The company says it is becoming too costly to operate the plant amid low power prices. In a release announcing the early shutdown, Exelon said the new timetable will help it “better manage resources as fuel and maintenance costs continue to rise amid historically low power prices.”
Bryan Hanson, Exelon’s president and chief nuclear officer, said the company will offer jobs to all 500 Oyster Creek workers elsewhere in the company.
Oyster Creek first went online on December 1st, 1969. The same day as Nine Mile Point nuclear power plant in New York. However, Oyster Creek was granted a license first which makes it the oldest in the country.
Environmentalists have long faulted the warmer-than-normal water that exits from the Oyster Creek plant with harming or killing marine life in the Barnegat Bay.
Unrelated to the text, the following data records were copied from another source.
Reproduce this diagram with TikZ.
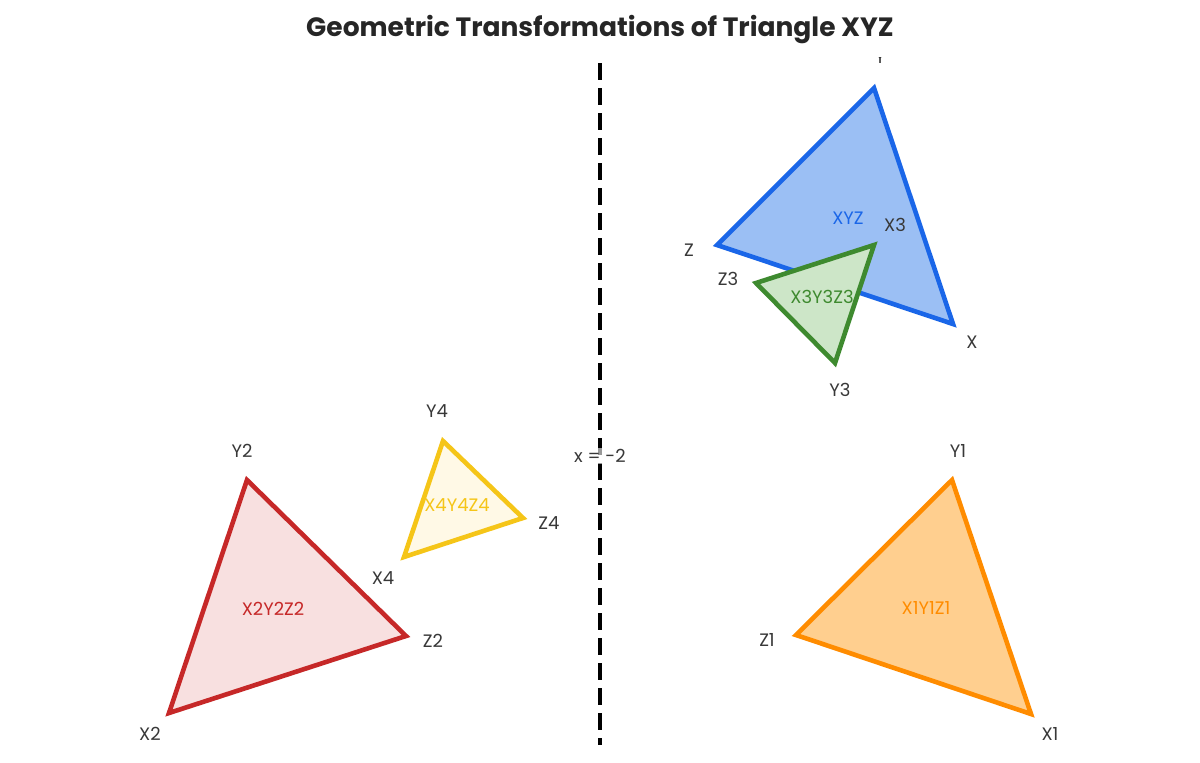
\documentclass[tikz,border=0pt]{standalone}
\usepackage{fontspec}
\setmainfont{Poppins}
\begin{document}
\begin{tikzpicture}[x=1pt,y=-1pt,
  tri/.style={line width=4.6pt,line join=miter},
  vlab/.style={text=black!78,font=\fontsize{18}{20}\selectfont,inner sep=0pt},
  tlab/.style={font=\fontsize{18}{20}\selectfont,inner sep=0pt}]
\definecolor{bS}{HTML}{1A66E8}\definecolor{bF}{HTML}{9BBFF4}
\definecolor{gS}{HTML}{3E8A2F}\definecolor{gF}{HTML}{CDE6C8}
\definecolor{oS}{HTML}{FF8C00}\definecolor{oF}{HTML}{FFCF8F}
\definecolor{rS}{HTML}{C62828}\definecolor{rF}{HTML}{F8E0E0}
\definecolor{yS}{HTML}{F5C518}\definecolor{yF}{HTML}{FFF9E6}
\useasboundingbox (0,0) rectangle (1200,763);
\fill[white] (0,0) rectangle (1200,763);
\node[font=\fontsize{26.5}{30}\selectfont\bfseries,text=black!85] (title) at (600,30) {Geometric Transformations of Triangle XYZ};
% axis line
\coordinate (L1) at (600,63);
\coordinate (L2) at (600,745);
\draw[line width=4.5pt,dash pattern=on 17pt off 8pt] (L1) -- (L2);
\node[font=\fontsize{18}{20}\selectfont,fill=white,fill opacity=0.6,text opacity=1,text=black!78,inner sep=1pt] (axlab) at (600,456) {x = -2};
% blue XYZ
\coordinate (X) at (953,324);
\coordinate (Y) at (874,88);
\coordinate (Z) at (717,245);
\draw[tri,draw=bS,fill=bF] (X) -- (Y) -- (Z) -- cycle;
\node[tlab,text=bS] (lXYZ) at (848,218) {XYZ};
% green
\coordinate (X3) at (874,245);
\coordinate (Y3) at (835,363);
\coordinate (Z3) at (756,283);
\draw[tri,draw=gS,fill=gF] (X3) -- (Y3) -- (Z3) -- cycle;
\node[tlab,text=gS] (lX3) at (822,297) {X3Y3Z3};
% orange
\coordinate (X1) at (1031,714);
\coordinate (Y1) at (952,480);
\coordinate (Z1) at (796,635);
\draw[tri,draw=oS,fill=oF] (X1) -- (Y1) -- (Z1) -- cycle;
\node[tlab,text=oS] (lX1) at (926,608) {X1Y1Z1};
% red
\coordinate (X2) at (169,713);
\coordinate (Y2) at (247,480);
\coordinate (Z2) at (406,636);
\draw[tri,draw=rS,fill=rF] (X2) -- (Y2) -- (Z2) -- cycle;
\node[tlab,text=rS] (lX2) at (273,609) {X2Y2Z2};
% yellow
\coordinate (X4) at (404,557);
\coordinate (Y4) at (443,441);
\coordinate (Z4) at (523,518);
\draw[tri,draw=yS,fill=yF] (X4) -- (Y4) -- (Z4) -- cycle;
\node[tlab,text=yS] (lX4) at (457,505) {X4Y4Z4};
% vertex labels
\begin{scope}
\clip (840,57) rectangle (920,100);
\node[vlab] (nY) at (880,57.5) {Y};
\end{scope}
\node[vlab] (nZ) at (689,250) {Z};
\node[vlab] (nX) at (972,342) {X};
\node[vlab] (nX3) at (895,225) {X3};
\node[vlab] (nZ3) at (728,279) {Z3};
\node[vlab] (nY3) at (840,390) {Y3};
\node[vlab] (nY1) at (958,451) {Y1};
\node[vlab] (nZ1) at (767,640) {Z1};
\node[vlab] (nX1) at (1050,734) {X1};
\node[vlab] (nY2) at (242,451) {Y2};
\node[vlab] (nX2) at (150,734) {X2};
\node[vlab] (nZ2) at (433,641) {Z2};
\node[vlab] (nY4) at (437,411) {Y4};
\node[vlab] (nX4) at (383,578) {X4};
\node[vlab] (nZ4) at (549,523) {Z4};
\end{tikzpicture}
\end{document}
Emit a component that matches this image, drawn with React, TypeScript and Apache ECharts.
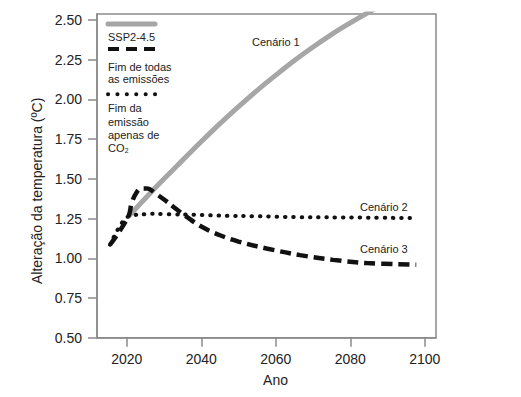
import React, { useEffect, useRef } from "react";
import * as echarts from "echarts";

// ---- Data ----
const sspYears = [2020.4, 2025, 2030, 2035, 2040, 2045, 2050, 2055, 2060, 2065, 2070, 2075, 2080, 2085, 2090];
const sspValues = [1.262, 1.378, 1.5, 1.618, 1.735, 1.848, 1.955, 2.057, 2.153, 2.245, 2.33, 2.41, 2.482, 2.55, 2.615];

const allYears = [2015.5, 2020.4, 2021.3, 2022.5, 2024, 2025.5, 2027.6, 2030, 2033, 2036, 2040, 2045, 2050, 2057.5, 2066.5, 2075.4, 2084.3, 2097.7];
const allValues = [1.085, 1.262, 1.347, 1.41, 1.44, 1.44, 1.41, 1.37, 1.315, 1.262, 1.2, 1.145, 1.105, 1.062, 1.02, 0.99, 0.97, 0.96];

const co2Years = [2015.5, 2020.4, 2023, 2027, 2035, 2050, 2070, 2097.3];
const co2Values = [1.085, 1.262, 1.275, 1.28, 1.275, 1.266, 1.258, 1.253];

const xTicks = [2020, 2040, 2060, 2080, 2100];
const yTicks = [0.5, 0.75, 1.0, 1.25, 1.5, 1.75, 2.0, 2.25, 2.5];

const FONT = "'Liberation Sans', Arial, sans-serif";
const TXT = "#222";

const pairs = (xs: number[], ys: number[]) => xs.map((x, i) => [x, ys[i]]);

export default function App() {
  const ref = useRef<HTMLDivElement>(null);
  useEffect(() => {
    if (!ref.current) return;
    const chart = echarts.init(ref.current, undefined, { renderer: "svg" });
    const axisColor = "#8a8a8a";
    chart.setOption({
      animation: false,
      backgroundColor: "#fff",
      textStyle: { fontFamily: FONT },
      grid: {
        left: 97,
        right: 85,
        top: 14,
        bottom: 59.3,
        show: true,
        borderColor: axisColor,
        borderWidth: 1.5,
      },
      xAxis: {
        type: "value",
        min: 2012,
        max: 2103,
        name: "Ano",
        nameLocation: "middle",
        nameGap: 35,
        nameTextStyle: { fontSize: 14, color: TXT, fontFamily: FONT, padding: [0, 0, 0, 18] },
        axisLine: { show: true, lineStyle: { color: axisColor, width: 1.5 } },
        axisTick: { show: true, length: 9, customValues: xTicks, lineStyle: { color: axisColor, width: 1.5 } },
        axisLabel: {
          customValues: xTicks,
          fontSize: 14,
          color: TXT,
          fontFamily: FONT,
          margin: 14,
          formatter: (v: number) => String(Math.round(v)),
        },
        splitLine: { show: false },
      },
      yAxis: {
        type: "value",
        min: 0.5,
        max: 2.538,
        name: "Alteração da temperatura (ºC)",
        nameLocation: "middle",
        nameGap: 52,
        nameTextStyle: { fontSize: 14, color: TXT, fontFamily: FONT, padding: [0, 30, 0, 0] },
        axisLine: { show: true, lineStyle: { color: axisColor, width: 1.5 } },
        axisTick: { show: true, length: 9, customValues: yTicks, lineStyle: { color: axisColor, width: 1.5 } },
        axisLabel: {
          customValues: yTicks,
          fontSize: 14,
          color: TXT,
          fontFamily: FONT,
          margin: 15,
          formatter: (v: number) => v.toFixed(2),
        },
        splitLine: { show: false },
      },
      series: [
        {
          name: "SSP2-4.5",
          type: "line",
          data: pairs(sspYears, sspValues),
          smooth: 0.4,
          symbol: "none",
          lineStyle: { color: "#a6a6a6", width: 5 },
          z: 1,
        },
        {
          name: "Fim da emissão apenas de CO2",
          type: "line",
          data: pairs(co2Years, co2Values),
          smooth: 0.3,
          smoothMonotone: "x",
          symbol: "none",
          lineStyle: { color: "#111", width: 4, type: [0.5, 7.8], cap: "round" },
          z: 2,
        },
        {
          name: "Fim de todas as emissões",
          type: "line",
          data: pairs(allYears, allValues),
          smooth: 0.4,
          symbol: "none",
          lineStyle: { color: "#111", width: 4.5, type: [11, 6] },
          z: 3,
        },
      ],
      graphic: [
        { type: "line", shape: { x1: 108, y1: 24, x2: 155, y2: 24 }, style: { stroke: "#a6a6a6", lineWidth: 5, lineCap: "round" } },
        { type: "text", x: 108, y: 36.5, style: { text: "SSP2-4.5", fontSize: 11, fontFamily: FONT, fill: TXT, verticalAlign: "middle" } },
        { type: "line", shape: { x1: 108, y1: 49, x2: 155, y2: 49 }, style: { stroke: "#111", lineWidth: 4, lineDash: [11, 7] } },
        { type: "text", x: 108, y: 60.4, style: { text: "Fim de todas\nas emissões", fontSize: 11, lineHeight: 12.5, fontFamily: FONT, fill: TXT, verticalAlign: "top" } },
        { type: "line", shape: { x1: 108, y1: 94.3, x2: 155.5, y2: 94.3 }, style: { stroke: "#111", lineWidth: 4, lineDash: [0.1, 9.3], lineCap: "round" } },
        { type: "text", x: 108, y: 101.7, style: { text: "Fim da\nemissão\napenas de\nCO₂", fontSize: 11, lineHeight: 13.3, fontFamily: FONT, fill: TXT, verticalAlign: "top" } },
        { type: "text", x: 252, y: 41.7, style: { text: "Cenário 1", fontSize: 11, fontFamily: FONT, fill: TXT, verticalAlign: "middle" } },
        { type: "text", x: 360, y: 206.7, style: { text: "Cenário 2", fontSize: 11, fontFamily: FONT, fill: TXT, verticalAlign: "middle" } },
        { type: "text", x: 360, y: 249.3, style: { text: "Cenário 3", fontSize: 11, fontFamily: FONT, fill: TXT, verticalAlign: "middle" } },
      ],
    });
    return () => chart.dispose();
  }, []);
  return <div ref={ref} style={{ position: "fixed", left: 0, top: 0, width: 521, height: 397 }} />;
}
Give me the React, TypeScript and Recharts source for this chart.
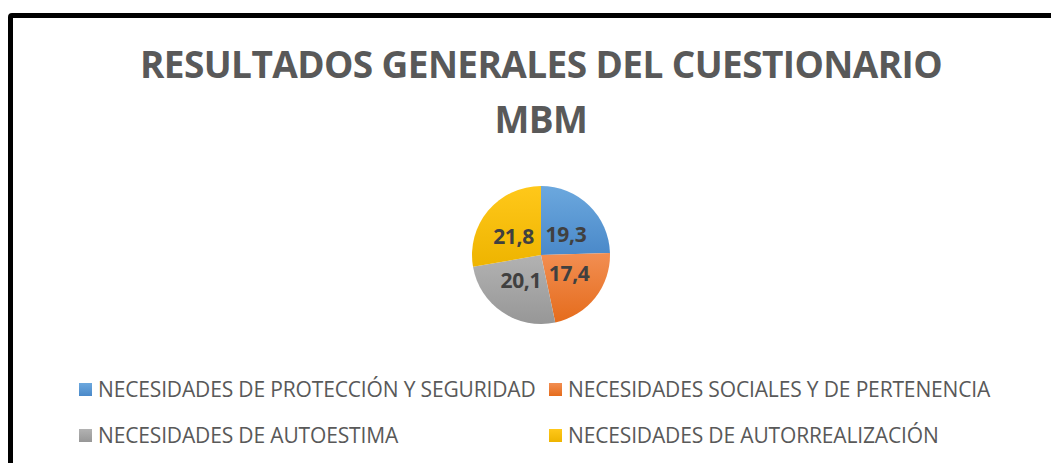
import { PieChart, Pie, Cell, Legend } from "recharts";

const categories = [
  "NECESIDADES DE PROTECCIÓN Y SEGURIDAD",
  "NECESIDADES SOCIALES Y DE PERTENENCIA",
  "NECESIDADES DE AUTOESTIMA",
  "NECESIDADES DE AUTORREALIZACIÓN",
];
const values = [19.3, 17.4, 20.1, 21.8];
const colors = ["#5B9BD5", "#ED7D31", "#A5A5A5", "#FFC000"];
// lighter top / darker bottom shading like the original
const gradTop = ["#6CA8DE", "#F28E52", "#B2B2B2", "#FFC81A"];
const gradBottom = ["#4A89C9", "#E56C1C", "#979797", "#EEB400"];
const titleLines = ["RESULTADOS GENERALES DEL CUESTIONARIO", "MBM"];

const data = categories.map((name, i) => ({ name, value: values[i] }));

const RAD = Math.PI / 180;

// Excel-like inside labels
function renderLabel(props: any) {
  const { cx, cy, midAngle, outerRadius, value } = props;
  const x = cx + Math.cos(-midAngle * RAD) * outerRadius * 0.52;
  const y = cy + Math.sin(-midAngle * RAD) * outerRadius * 0.43;
  return (
    <text
      x={x}
      y={y}
      textAnchor="middle"
      dominantBaseline="central"
      fill="#404040"
      fontSize={21}
      fontWeight={700}
      fontFamily="'Open Sans', sans-serif"
      letterSpacing={-0.3}
    >
      {String(value).replace(".", ",")}
    </text>
  );
}

function LegendContent() {
  return (
    <div
      style={{
        display: "grid",
        gridTemplateColumns: "470px 470px",
        rowGap: 20,
        fontFamily: "'Open Sans', sans-serif",
        fontSize: 21,
        color: "#595959",
        letterSpacing: -0.15,
      }}
    >
      {data.map((d, i) => (
        <div key={d.name} style={{ display: "flex", alignItems: "center", height: 26 }}>
          <span
            style={{
              width: 13,
              height: 13,
              background: `linear-gradient(${gradTop[i]}, ${gradBottom[i]})`,
              display: "inline-block",
              marginRight: 6,
            }}
          />
          <span>{d.name}</span>
        </div>
      ))}
    </div>
  );
}

export default function App() {
  return (
    <div style={{ width: 1051, height: 455, overflow: "hidden", paddingTop: 5, boxSizing: "border-box" }}>
      <div
        style={{
          position: "relative",
          width: 1100,
          height: 520,
          border: "5px solid #000",
          borderRadius: 4,
          background: "#fff",
        }}
      >
        <div
          style={{
            position: "absolute",
            left: 0,
            top: 18,
            width: 1056,
            textAlign: "center",
            fontFamily: "'Open Sans', sans-serif",
            fontWeight: 700,
            fontSize: 37,
            lineHeight: "55px",
            color: "#595959",
            letterSpacing: -0.6,
          }}
        >
          {titleLines.map((t) => (
            <div key={t}>{t}</div>
          ))}
        </div>
        <PieChart width={1056} height={460} style={{ position: "absolute", left: 0, top: 0 }}>
          <defs>
            {colors.map((c, i) => (
              <linearGradient key={c} id={`slice${i}`} x1="0" y1="0" x2="0" y2="1">
                <stop offset="0%" stopColor={gradTop[i]} />
                <stop offset="100%" stopColor={gradBottom[i]} />
              </linearGradient>
            ))}
          </defs>
          <Pie
            data={data}
            dataKey="value"
            nameKey="name"
            cx="50%"
            cy={232}
            outerRadius={69}
            startAngle={90}
            endAngle={-270}
            stroke="none"
            label={renderLabel}
            labelLine={false}
            isAnimationActive={false}
          >
            {data.map((d, i) => (
              <Cell key={d.name} fill={`url(#slice${i})`} />
            ))}
          </Pie>
          <Legend
            content={<LegendContent />}
            wrapperStyle={{ position: "absolute", left: 66, top: 358, width: 960 }}
          />
        </PieChart>
      </div>
    </div>
  );
}
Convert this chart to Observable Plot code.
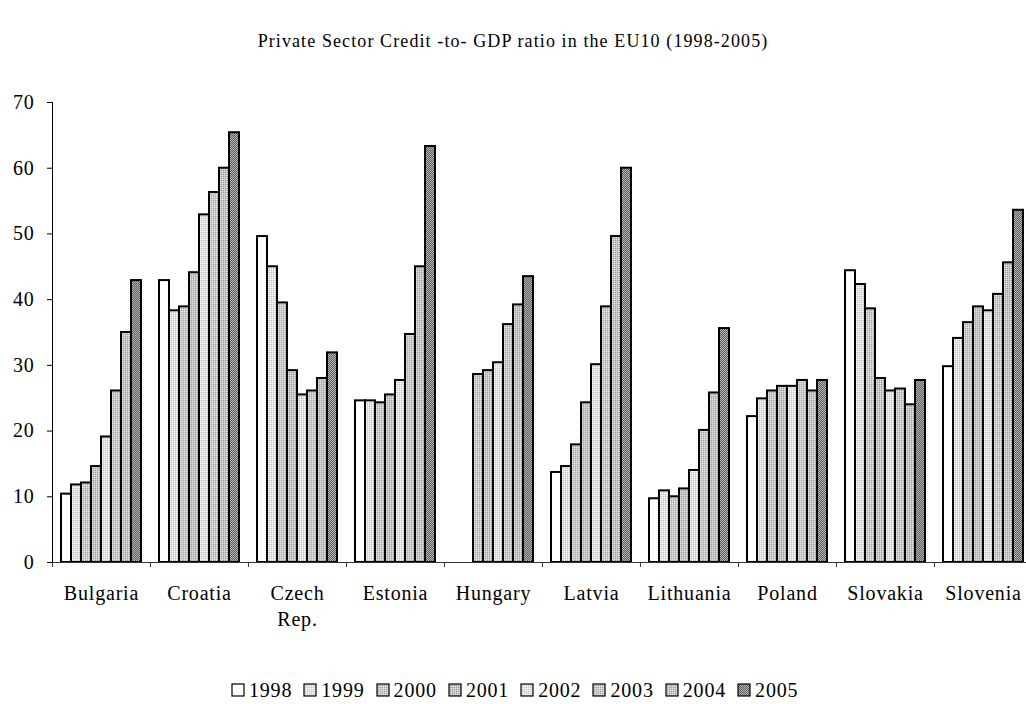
<!DOCTYPE html>
<html>
<head>
<meta charset="utf-8">
<script src="https://cdn.jsdelivr.net/npm/d3@7"></script>
<script src="https://cdn.jsdelivr.net/npm/@observablehq/plot@0.6"></script>
<style>
html, body { margin: 0; padding: 0; background: #fff; overflow: hidden; }
body { width: 1026px; height: 704px; font-family: "Liberation Serif", "Times New Roman", serif; color: #000; position: relative; }
#title { height: 60px; box-sizing: border-box; padding-top: 31px; text-align: center; font-size: 18px; line-height: 20px; letter-spacing: 1.1px; }
#chart svg { display: block; overflow: visible; }
#chart svg text { letter-spacing: 0.8px; fill: #000; }
#legend { position: absolute; left: 231px; top: 680px; display: flex; font-size: 20px; line-height: 20px; letter-spacing: 0.8px; }
#legend .item { width: 72.3px; display: flex; align-items: center; }
#legend svg { margin-right: 4px; }
</style>
</head>
<body>
<svg width="0" height="0" style="position:absolute">
  <defs>
    <pattern id="pLight" width="2" height="2" patternUnits="userSpaceOnUse">
      <rect width="2" height="2" fill="#e6e6e6"/>
      <rect x="0" y="0" width="1" height="1" fill="#c2c2c2"/>
      <rect x="1" y="1" width="1" height="1" fill="#f6f6f6"/>
    </pattern>
    <pattern id="pMed" width="2" height="2" patternUnits="userSpaceOnUse">
      <rect width="2" height="2" fill="#cacaca"/>
      <rect x="0" y="0" width="1" height="1" fill="#a6a6a6"/>
      <rect x="1" y="1" width="1" height="1" fill="#e8e8e8"/>
    </pattern>
    <pattern id="pMed2" width="2" height="2" patternUnits="userSpaceOnUse">
      <rect width="2" height="2" fill="#c6c6c6"/>
      <rect x="0" y="0" width="1" height="1" fill="#9e9e9e"/>
      <rect x="1" y="1" width="1" height="1" fill="#e2e2e2"/>
    </pattern>
    <pattern id="pDark" width="2" height="2" patternUnits="userSpaceOnUse">
      <rect width="2" height="2" fill="#b4b4b4"/>
      <rect x="0" y="0" width="1" height="1" fill="#5e5e5e"/>
      <rect x="1" y="1" width="1" height="1" fill="#5e5e5e"/>
    </pattern>
  </defs>
</svg>
<div id="title">Private Sector Credit -to- GDP ratio in the EU10 (1998-2005)</div>
<div id="chart"></div>
<div id="legend"></div>
<script>
// ---- data ----
const countries = ["Bulgaria", "Croatia", "Czech Rep.", "Estonia", "Hungary", "Latvia", "Lithuania", "Poland", "Slovakia", "Slovenia"];
const years = ["1998", "1999", "2000", "2001", "2002", "2003", "2004", "2005"];
const bulgaria  = [10.4, 11.8, 12.1, 14.6, 19.1, 26.1, 35.0, 42.9];
const croatia   = [42.9, 38.3, 38.9, 44.1, 52.9, 56.3, 60.0, 65.4];
const czechRep  = [49.6, 45.0, 39.5, 29.2, 25.5, 26.1, 28.0, 31.9];
const estonia   = [24.6, 24.6, 24.3, 25.5, 27.7, 34.7, 45.0, 63.3];
const hungary   = [null, null, 28.6, 29.2, 30.4, 36.2, 39.2, 43.5];
const latvia    = [13.7, 14.6, 17.9, 24.3, 30.1, 38.9, 49.6, 60.0];
const lithuania = [9.7, 10.9, 10.0, 11.2, 14.0, 20.1, 25.8, 35.6];
const poland    = [22.2, 24.9, 26.1, 26.8, 26.8, 27.7, 26.1, 27.7];
const slovakia  = [44.4, 42.3, 38.6, 28.0, 26.1, 26.4, 24.0, 27.7];
const slovenia  = [29.8, 34.1, 36.5, 38.9, 38.3, 40.8, 45.6, 53.6];
const yTicks = [0, 10, 20, 30, 40, 50, 60, 70];

// ---- styles ----
const fills = ["#ffffff", "url(#pLight)", "url(#pMed)", "url(#pMed2)", "url(#pLight)", "url(#pMed)", "url(#pMed2)", "url(#pDark)"];

const series = [bulgaria, croatia, czechRep, estonia, hungary, latvia, lithuania, poland, slovakia, slovenia];
const rows = countries.flatMap((c, i) => series[i].map((v, j) => ({country: c, year: years[j], value: v})))
  .filter(d => d.value != null);

const fxRange = [51, 1032];
const step = (fxRange[1] - fxRange[0]) / countries.length;

const chart = Plot.plot({
  width: 1026,
  height: 580,
  marginTop: 42,
  marginBottom: 78,
  marginLeft: 51,
  marginRight: 0,
  style: {fontFamily: "'Liberation Serif', 'Times New Roman', serif", fontSize: "20px", color: "#000", background: "transparent"},
  fx: {domain: countries, range: fxRange, padding: 0, label: null},
  x: {domain: years, paddingInner: 0, paddingOuter: 0.762, axis: null},
  y: {domain: [0, 70], ticks: yTicks, tickSize: 5, tickPadding: 13, label: null, line: true},
  color: {domain: years, range: fills},
  marks: [
    Plot.barY(rows, {fx: "country", x: "year", y: "value", fill: "year", stroke: "#000", strokeWidth: 2}),
    Plot.ruleY([0], {stroke: "#333", strokeWidth: 1}),
    Plot.axisFx({anchor: "bottom", tickSize: 0, tickPadding: 19, label: null, lineHeight: 1.3,
      tickFormat: d => d.replace(" ", "\n")}),
    Plot.axisFx({anchor: "bottom", tickSize: 5, label: null, stroke: "#333", dx: -step / 2,
      tickFormat: () => ""})
  ]
});
document.getElementById("chart").appendChild(chart);

// ---- legend ----
const legend = d3.select("#legend");
years.forEach((y, i) => {
  const item = legend.append("div").attr("class", "item");
  const sw = item.append("svg").attr("width", 14).attr("height", 14);
  sw.append("rect").attr("x", 1).attr("y", 1).attr("width", 12).attr("height", 12)
    .attr("fill", fills[i]).attr("stroke", "#000").attr("stroke-width", 1.2);
  item.append("span").text(y);
});
</script>
</body>
</html>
However, the company says it has taken many costly steps to protect the environment and operate the plant safely.
“It should have closed a long time ago,” said Jeff Tittel, director of the New Jersey Sierra Club. “This is the oldest nuclear plant in the country and it’s falling apart. It leaks radioactive tritium, has problems with storage, and erosion with containment vessels, among other issues. This plant was a disaster waiting to happen, so it’s vital for our coast that it’s closing early. This plant is a dinosaur and it’s good that’s its going extinct.”